## YOUR GOAL
Give back the full listing, character for character, with no pictures.

◇ ◇ ◇

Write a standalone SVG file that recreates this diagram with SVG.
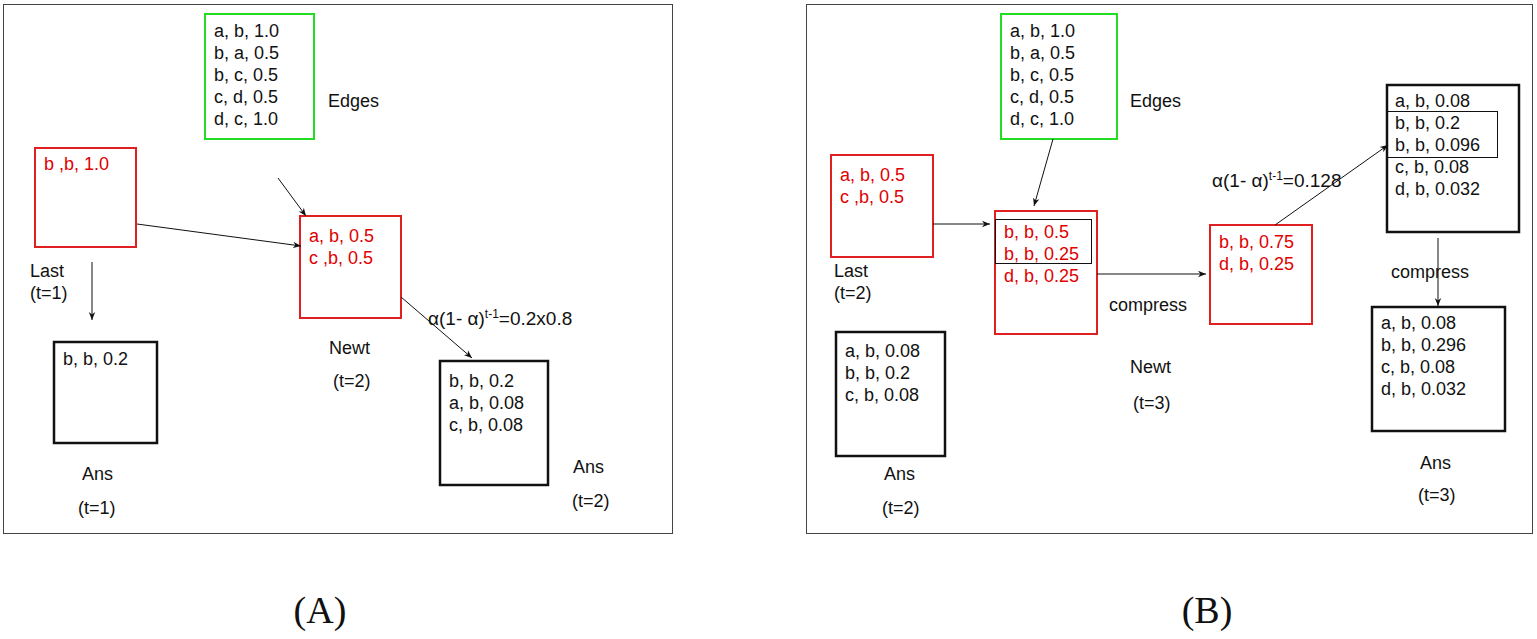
<svg xmlns="http://www.w3.org/2000/svg" width="1537" height="639" viewBox="0 0 1537 639">
<style>
text{font-family:"Liberation Sans",Arial,sans-serif;font-size:18px;fill:#111}
.r{fill:#e00000}
.g{fill:none;stroke:#22dd22;stroke-width:2}
.rb{fill:none;stroke:#e02020;stroke-width:2}
.bb{fill:none;stroke:#111;stroke-width:2.5}
.in{fill:none;stroke:#111;stroke-width:1}
.fr{fill:#fff;stroke:#444;stroke-width:1}
.c line{stroke:#111;stroke-width:1;marker-end:url(#a)}
.cap{font-family:"Liberation Serif","Times New Roman",serif;font-size:38px}
.al{font-size:19px}
</style>
<defs><marker id="a" viewBox="0 0 10 10" refX="10" refY="5" markerWidth="8" markerHeight="8" orient="auto" markerUnits="userSpaceOnUse"><path d="M0,1 L10,5 L0,9 L3,5z" fill="#111"/></marker></defs>
<rect width="1537" height="639" fill="#fff"/>
<rect class="fr" x="3.5" y="4.5" width="669" height="529"/>
<rect class="fr" x="806.5" y="4.5" width="726" height="529"/>
<g id="A-edges"><rect class="g" x="205" y="14" width="109" height="125"/>
<text x="214" y="37">a, b, 1.0</text><text x="214" y="59">b, a, 0.5</text><text x="214" y="81">b, c, 0.5</text><text x="214" y="103">c, d, 0.5</text><text x="214" y="125">d, c, 1.0</text>
<text x="328" y="107">Edges</text></g>
<g id="A-last"><rect class="rb" x="35" y="148" width="101" height="99"/><text class="r" x="44" y="170">b ,b, 1.0</text>
<text x="30" y="277">Last</text><text x="30" y="299">(t=1)</text></g>
<g id="A-newt"><rect class="rb" x="300" y="216" width="101" height="102"/><text class="r" x="309" y="242">a, b, 0.5</text><text class="r" x="309" y="264">c ,b, 0.5</text>
<text x="329" y="354">Newt</text><text x="333" y="387">(t=2)</text></g>
<g id="A-ans1"><rect class="bb" x="54" y="342" width="103" height="101"/><text x="63" y="365">b, b, 0.2</text>
<text x="82" y="480">Ans</text><text x="78" y="514">(t=1)</text></g>
<g id="A-ans2"><rect class="bb" x="440" y="361" width="108" height="124"/><text x="449" y="387">b, b, 0.2</text><text x="449" y="409">a, b, 0.08</text><text x="449" y="431">c, b, 0.08</text>
<text x="573" y="473">Ans</text><text x="572" y="507">(t=2)</text></g>
<text class="al" x="428" y="325">α(1- α)<tspan font-size="12" dy="-7">t-1</tspan><tspan dy="7">=0.2x0.8</tspan></text>

<g id="B-edges"><rect class="g" x="1001" y="14" width="116" height="125"/>
<text x="1010" y="37">a, b, 1.0</text><text x="1010" y="59">b, a, 0.5</text><text x="1010" y="81">b, c, 0.5</text><text x="1010" y="103">c, d, 0.5</text><text x="1010" y="125">d, c, 1.0</text>
<text x="1130" y="107">Edges</text></g>
<g id="B-last"><rect class="rb" x="831" y="155" width="102" height="102"/><text class="r" x="840" y="181">a, b, 0.5</text><text class="r" x="840" y="203">c ,b, 0.5</text>
<text x="834" y="277">Last</text><text x="834" y="299">(t=2)</text></g>
<g id="B-newt"><rect class="rb" x="995" y="211" width="102" height="123"/><rect class="in" x="995.5" y="219.5" width="96" height="44"/>
<text class="r" x="1004" y="238">b, b, 0.5</text><text class="r" x="1004" y="260">b, b, 0.25</text><text class="r" x="1004" y="282">d, b, 0.25</text>
<text x="1130" y="373">Newt</text><text x="1133" y="409">(t=3)</text></g>
<g id="B-comp"><rect class="rb" x="1210" y="225" width="102" height="99"/><text class="r" x="1219" y="248">b, b, 0.75</text><text class="r" x="1219" y="270">d, b, 0.25</text></g>
<g id="B-ans2"><rect class="bb" x="836" y="332" width="109" height="124"/><text x="845" y="357">a, b, 0.08</text><text x="845" y="379">b, b, 0.2</text><text x="845" y="401">c, b, 0.08</text>
<text x="884" y="480">Ans</text><text x="882" y="514">(t=2)</text></g>
<g id="B-merge"><rect class="bb" x="1387" y="85" width="132" height="147"/><rect class="in" x="1387.5" y="111.5" width="110" height="46"/>
<text x="1395" y="107">a, b, 0.08</text><text x="1395" y="129">b, b, 0.2</text><text x="1395" y="151">b, b, 0.096</text><text x="1395" y="173">c, b, 0.08</text><text x="1395" y="195">d, b, 0.032</text></g>
<g id="B-ans3"><rect class="bb" x="1372" y="307" width="133" height="124"/><text x="1381" y="329">a, b, 0.08</text><text x="1381" y="351">b, b, 0.296</text><text x="1381" y="373">c, b, 0.08</text><text x="1381" y="395">d, b, 0.032</text>
<text x="1420" y="469">Ans</text><text x="1418" y="501">(t=3)</text></g>
<text x="1109" y="311">compress</text>
<text x="1391" y="278">compress</text>
<text class="al" x="1212" y="187">α(1- α)<tspan font-size="12" dy="-7">t-1</tspan><tspan dy="7">=0.128</tspan></text>

<g class="c">
<line x1="92" y1="262" x2="92" y2="320"/>
<line x1="278" y1="178" x2="306" y2="216"/>
<line x1="137" y1="224" x2="301" y2="246"/>
<line x1="401" y1="297" x2="472" y2="358"/>
<line x1="933" y1="224" x2="990" y2="224"/>
<line x1="1053" y1="139" x2="1034" y2="206"/>
<line x1="1097" y1="274" x2="1206" y2="274"/>
<line x1="1275" y1="225" x2="1388" y2="145"/>
<line x1="1438" y1="238" x2="1438" y2="306"/>
</g>
<text class="cap" x="320" y="623" text-anchor="middle">(A)</text>
<text class="cap" x="1207" y="623" text-anchor="middle">(B)</text>
</svg>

◇ ◇ ◇

## SOLVED PROBLEM
Write a standalone SVG file that recreates this diagram with SVG.
<svg xmlns="http://www.w3.org/2000/svg" width="1537" height="639" viewBox="0 0 1537 639">
<style>
text{font-family:"Liberation Sans",Arial,sans-serif;font-size:18px;fill:#111}
.r{fill:#e00000}
.g{fill:none;stroke:#22dd22;stroke-width:2}
.rb{fill:none;stroke:#e02020;stroke-width:2}
.bb{fill:none;stroke:#111;stroke-width:2.5}
.in{fill:none;stroke:#111;stroke-width:1}
.fr{fill:#fff;stroke:#444;stroke-width:1}
.c line{stroke:#111;stroke-width:1;marker-end:url(#a)}
.cap{font-family:"Liberation Serif","Times New Roman",serif;font-size:38px}
.al{font-size:19px}
</style>
<defs><marker id="a" viewBox="0 0 10 10" refX="10" refY="5" markerWidth="8" markerHeight="8" orient="auto" markerUnits="userSpaceOnUse"><path d="M0,1 L10,5 L0,9 L3,5z" fill="#111"/></marker></defs>
<rect width="1537" height="639" fill="#fff"/>
<rect class="fr" x="3.5" y="4.5" width="669" height="529"/>
<rect class="fr" x="806.5" y="4.5" width="726" height="529"/>
<g id="A-edges"><rect class="g" x="205" y="14" width="109" height="125"/>
<text x="214" y="37">a, b, 1.0</text><text x="214" y="59">b, a, 0.5</text><text x="214" y="81">b, c, 0.5</text><text x="214" y="103">c, d, 0.5</text><text x="214" y="125">d, c, 1.0</text>
<text x="328" y="107">Edges</text></g>
<g id="A-last"><rect class="rb" x="35" y="148" width="101" height="99"/><text class="r" x="44" y="170">b ,b, 1.0</text>
<text x="30" y="277">Last</text><text x="30" y="299">(t=1)</text></g>
<g id="A-newt"><rect class="rb" x="300" y="216" width="101" height="102"/><text class="r" x="309" y="242">a, b, 0.5</text><text class="r" x="309" y="264">c ,b, 0.5</text>
<text x="329" y="354">Newt</text><text x="333" y="387">(t=2)</text></g>
<g id="A-ans1"><rect class="bb" x="54" y="342" width="103" height="101"/><text x="63" y="365">b, b, 0.2</text>
<text x="82" y="480">Ans</text><text x="78" y="514">(t=1)</text></g>
<g id="A-ans2"><rect class="bb" x="440" y="361" width="108" height="124"/><text x="449" y="387">b, b, 0.2</text><text x="449" y="409">a, b, 0.08</text><text x="449" y="431">c, b, 0.08</text>
<text x="573" y="473">Ans</text><text x="572" y="507">(t=2)</text></g>
<text class="al" x="428" y="325">α(1- α)<tspan font-size="12" dy="-7">t-1</tspan><tspan dy="7">=0.2x0.8</tspan></text>

<g id="B-edges"><rect class="g" x="1001" y="14" width="116" height="125"/>
<text x="1010" y="37">a, b, 1.0</text><text x="1010" y="59">b, a, 0.5</text><text x="1010" y="81">b, c, 0.5</text><text x="1010" y="103">c, d, 0.5</text><text x="1010" y="125">d, c, 1.0</text>
<text x="1130" y="107">Edges</text></g>
<g id="B-last"><rect class="rb" x="831" y="155" width="102" height="102"/><text class="r" x="840" y="181">a, b, 0.5</text><text class="r" x="840" y="203">c ,b, 0.5</text>
<text x="834" y="277">Last</text><text x="834" y="299">(t=2)</text></g>
<g id="B-newt"><rect class="rb" x="995" y="211" width="102" height="123"/><rect class="in" x="995.5" y="219.5" width="96" height="44"/>
<text class="r" x="1004" y="238">b, b, 0.5</text><text class="r" x="1004" y="260">b, b, 0.25</text><text class="r" x="1004" y="282">d, b, 0.25</text>
<text x="1130" y="373">Newt</text><text x="1133" y="409">(t=3)</text></g>
<g id="B-comp"><rect class="rb" x="1210" y="225" width="102" height="99"/><text class="r" x="1219" y="248">b, b, 0.75</text><text class="r" x="1219" y="270">d, b, 0.25</text></g>
<g id="B-ans2"><rect class="bb" x="836" y="332" width="109" height="124"/><text x="845" y="357">a, b, 0.08</text><text x="845" y="379">b, b, 0.2</text><text x="845" y="401">c, b, 0.08</text>
<text x="884" y="480">Ans</text><text x="882" y="514">(t=2)</text></g>
<g id="B-merge"><rect class="bb" x="1387" y="85" width="132" height="147"/><rect class="in" x="1387.5" y="111.5" width="110" height="46"/>
<text x="1395" y="107">a, b, 0.08</text><text x="1395" y="129">b, b, 0.2</text><text x="1395" y="151">b, b, 0.096</text><text x="1395" y="173">c, b, 0.08</text><text x="1395" y="195">d, b, 0.032</text></g>
<g id="B-ans3"><rect class="bb" x="1372" y="307" width="133" height="124"/><text x="1381" y="329">a, b, 0.08</text><text x="1381" y="351">b, b, 0.296</text><text x="1381" y="373">c, b, 0.08</text><text x="1381" y="395">d, b, 0.032</text>
<text x="1420" y="469">Ans</text><text x="1418" y="501">(t=3)</text></g>
<text x="1109" y="311">compress</text>
<text x="1391" y="278">compress</text>
<text class="al" x="1212" y="187">α(1- α)<tspan font-size="12" dy="-7">t-1</tspan><tspan dy="7">=0.128</tspan></text>

<g class="c">
<line x1="92" y1="262" x2="92" y2="320"/>
<line x1="278" y1="178" x2="306" y2="216"/>
<line x1="137" y1="224" x2="301" y2="246"/>
<line x1="401" y1="297" x2="472" y2="358"/>
<line x1="933" y1="224" x2="990" y2="224"/>
<line x1="1053" y1="139" x2="1034" y2="206"/>
<line x1="1097" y1="274" x2="1206" y2="274"/>
<line x1="1275" y1="225" x2="1388" y2="145"/>
<line x1="1438" y1="238" x2="1438" y2="306"/>
</g>
<text class="cap" x="320" y="623" text-anchor="middle">(A)</text>
<text class="cap" x="1207" y="623" text-anchor="middle">(B)</text>
</svg>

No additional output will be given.